Wollte nun mal ein paar Fotos über meinen Tintenstrahldrucker ausdrucken.
Aber ich weiß nicht, wie ich die in 10x13 oder etwas größer audrucken kann.
Habe nämlich immer Fotos in größe von 1200 x 1600 und die sind riesen groß.
(denke ich jedenfalls).

Habe bei der Kamera Optio 33L nur ACDSee als Grafiksoftware im Paket.
Benutze aber auch Paint Shop Pro.

Kann mir bitte einer helfen ?

Gruß

Nightcrawler


----------



## Vitalis (24. März 2004)

Die Pixelanzahl ist fast perfekt für 10x13. Das Foto ist auf dem Monitor riesengroß, für den Druck muß das aber so sein, damit das Bild scharf aussieht.

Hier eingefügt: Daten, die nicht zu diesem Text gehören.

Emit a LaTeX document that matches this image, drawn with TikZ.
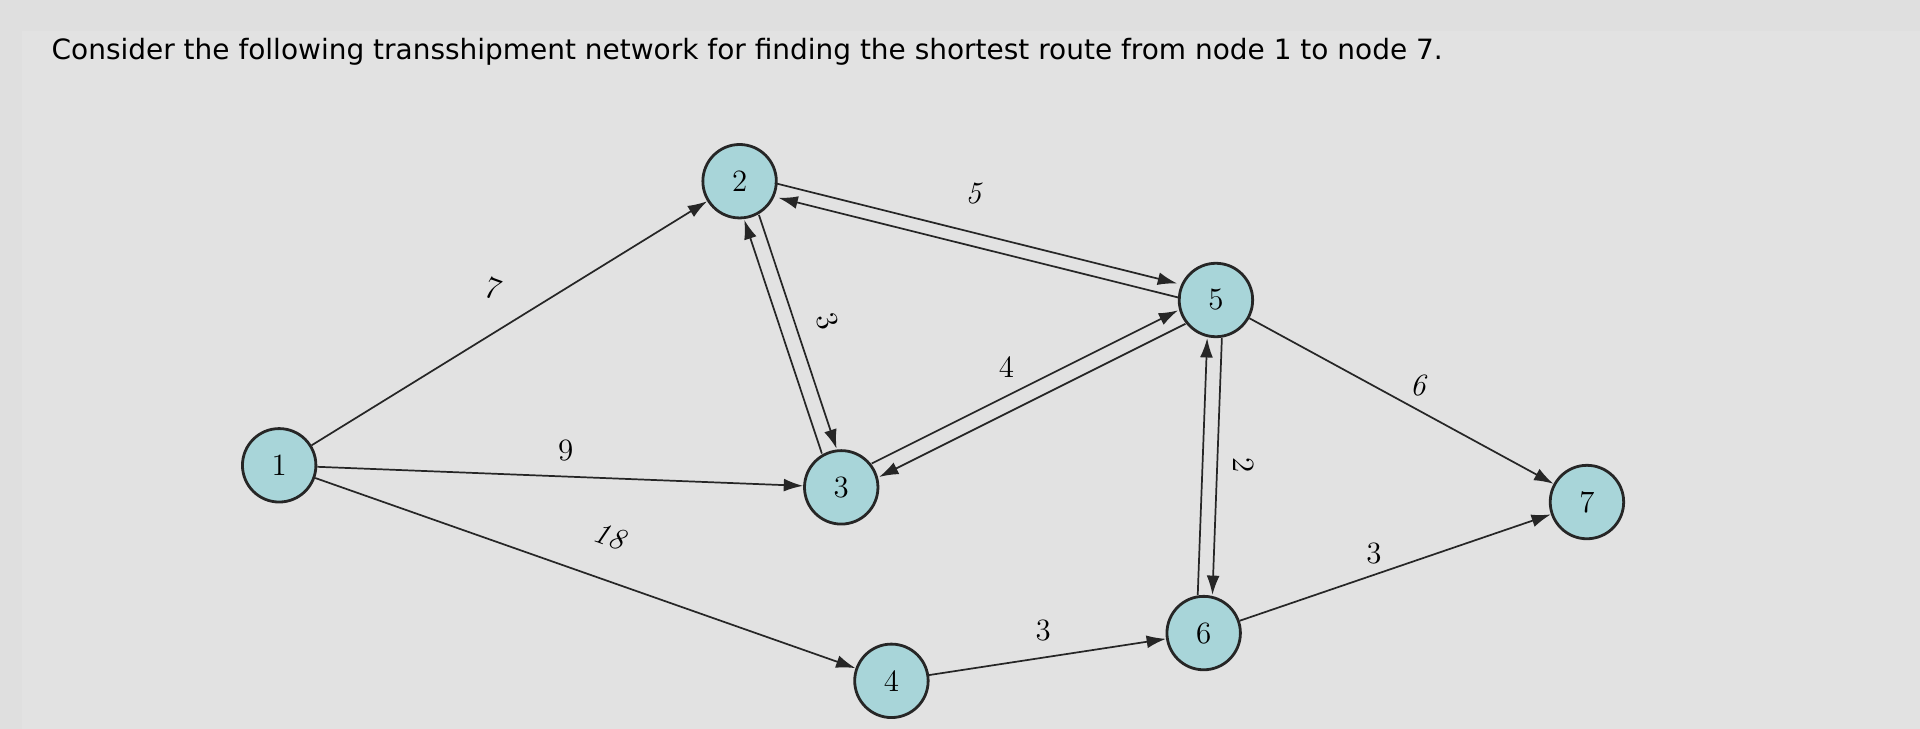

Also leg in PaintShop Pro eine neue Datei an und stelle folgende Werte ein: 10x13cm und (wichtig) 300 DPI (dots per inch). Danach kannst Du dein Bild in dieses leere Dokument einfügen und vielleicht noch den Ausschnitt korrigieren. Das wars.

Und hier habe ich eine andere Methode beschrieben, müßte in PaintShop Pro ähnlich funktionieren: http://www.tutorials.de/fotografie-digitalfotografie/146522-druckprobleme-bei-fotodruck.html

Gruß,
Vitalis


----------